Di fronte alla disperazione atroce di esseri umani inermi il cristiano non può disinteressarsi, far finta di niente, voltarsi dall’altra parte. Il cristiano vero vi scorge invece Cristo stesso, come ha più volte ricordato il Santo Padre. E dapprima porge loro il suo volto, perché si ferma a guardarli; poi tende loro le braccia per prendersene cura secondo il cuore del buon Samaritano, che incarna la logica del Vangelo. Accogliere, accompagnare, integrare: questo è il comandamento che promana dalla Croce Gesù che ha stupito il mondo e la storia testimoniando l’amore infinito, la carità senza confini, la misericordia incondizionata che un uomo può avere per i suoi simili. Il problema, peraltro, chiama in causa il mondo intero perché riguarda l’impostazione di una certa politica mondiale che di certo non favorisce, non ha mai favorito, i popoli più poveri. Anzi i Paesi ricchi da sempre hanno prosperato con politiche di sfruttamento dissennato a danno del cosiddetto terzo mondo. Come diceva Paolo VI nella Populorum Progressio c'è una logica perversa che fa sì che i più agiati si arricchiscano sempre di più e i poveri si impoveriscano sempre di più. Esiste un problema mondiale di movimenti di massa, di vere e proprie migrazioni di popoli che, pertanto, non può che essere pensato, gestito e affrontato in termini globali cioè quantomeno su scala continentale.

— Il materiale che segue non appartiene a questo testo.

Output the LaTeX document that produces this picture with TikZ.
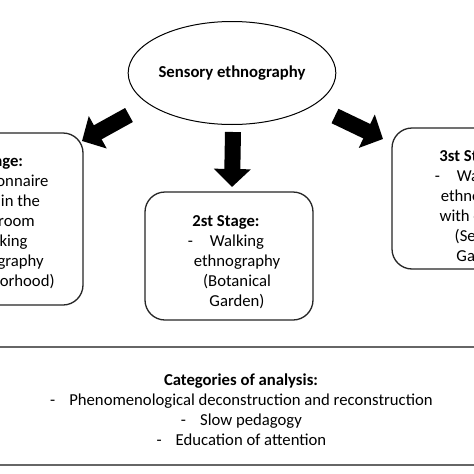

Credo che l’Europa abbia una formidabile, storica opportunità: quella di rifondare e riscrivere le proprie radici su un terreno valoriale immenso, quello dell’accoglienza reciproca e del prodigarsi insieme per una società più solidale e pacifica, che è anche quello della cristianità evangelica; ritrovare quelle radici cristiane da cui l’Europa, nel suo recente Trattato di Roma, si è voluta stoltamente affrancare, facendo in tal modo gravissimo torto ai valori più imprescindibili del cuore e dell’animo umano che coincidono esattamente con i valori e le certezze del Vangelo di Gesù.